If they differ, reconnect one of the devices so both are on the same network and try printing again.
Reset Network Settings on the iPhone
If printing has failed across multiple apps or printers, corrupted network settings may be the cause. Resetting them forces iOS to rebuild all Wi‑Fi and AirPrint connections from scratch.
Go to Settings, then General, Transfer or Reset iPhone, Reset, and choose Reset Network Settings. This will remove saved Wi‑Fi passwords and VPNs but will not delete any personal data.
After the reset, reconnect to Wi‑Fi and attempt to print again.
Update iOS and Printer Firmware
AirPrint relies on compatibility between iOS and the printer’s firmware. When either side is outdated, jobs may fail without clear error messages.
Check for iOS updates in Settings under General and Software Update. For the printer, use the manufacturer’s app or built‑in menu to check for firmware updates.
Installing updates on both sides often resolves issues that appear impossible to fix through the print queue alone.
Use the Printer’s Official App as a Workaround
If AirPrint continues to fail, the printer manufacturer’s app can bypass some AirPrint limitations. These apps often manage authentication, firmware quirks, or network discovery more reliably.
Install the official app from the App Store, connect it to the printer, and try printing directly from there. This can confirm whether the problem is AirPrint-specific or a broader printer issue.
If the app works consistently, AirPrint compatibility may be limited on that printer model.
Test Printing From Another Device
Printing from a second iPhone, iPad, or Mac helps isolate where the failure is happening. If other devices print successfully, the issue is localized to your iPhone.
If nothing can print, the printer or network is likely the root cause. That distinction saves time and prevents unnecessary troubleshooting on the wrong device.
Knowing where the failure lives is often the final clue needed to resolve it.
As a Final Step: Reinstall the Problem App
If printing fails only from one specific app, even after all other fixes, the app itself may be corrupted. Reinstalling it forces a clean handoff to the iOS printing system.
Delete the app, restart the iPhone, reinstall it from the App Store, and try printing again. This often resolves stubborn app-specific print failures.
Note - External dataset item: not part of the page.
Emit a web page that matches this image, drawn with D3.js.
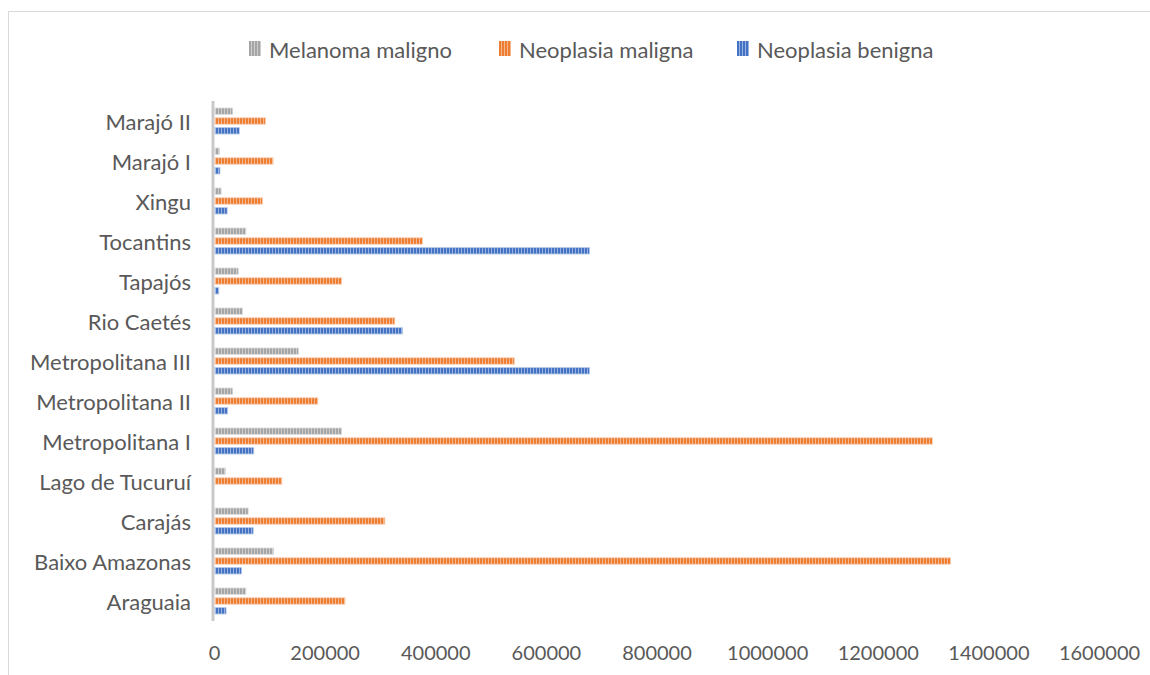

At this stage, you’ve eliminated nearly every common cause.
Printing problems on iPhone can feel mysterious because the print queue stays hidden until something goes wrong. Understanding where to find it, how to clear it, and what to do when it refuses to cooperate gives you full control over the process.
With these steps, you can confidently recover from stuck jobs, invisible queues, and failed prints without guesswork or frustration.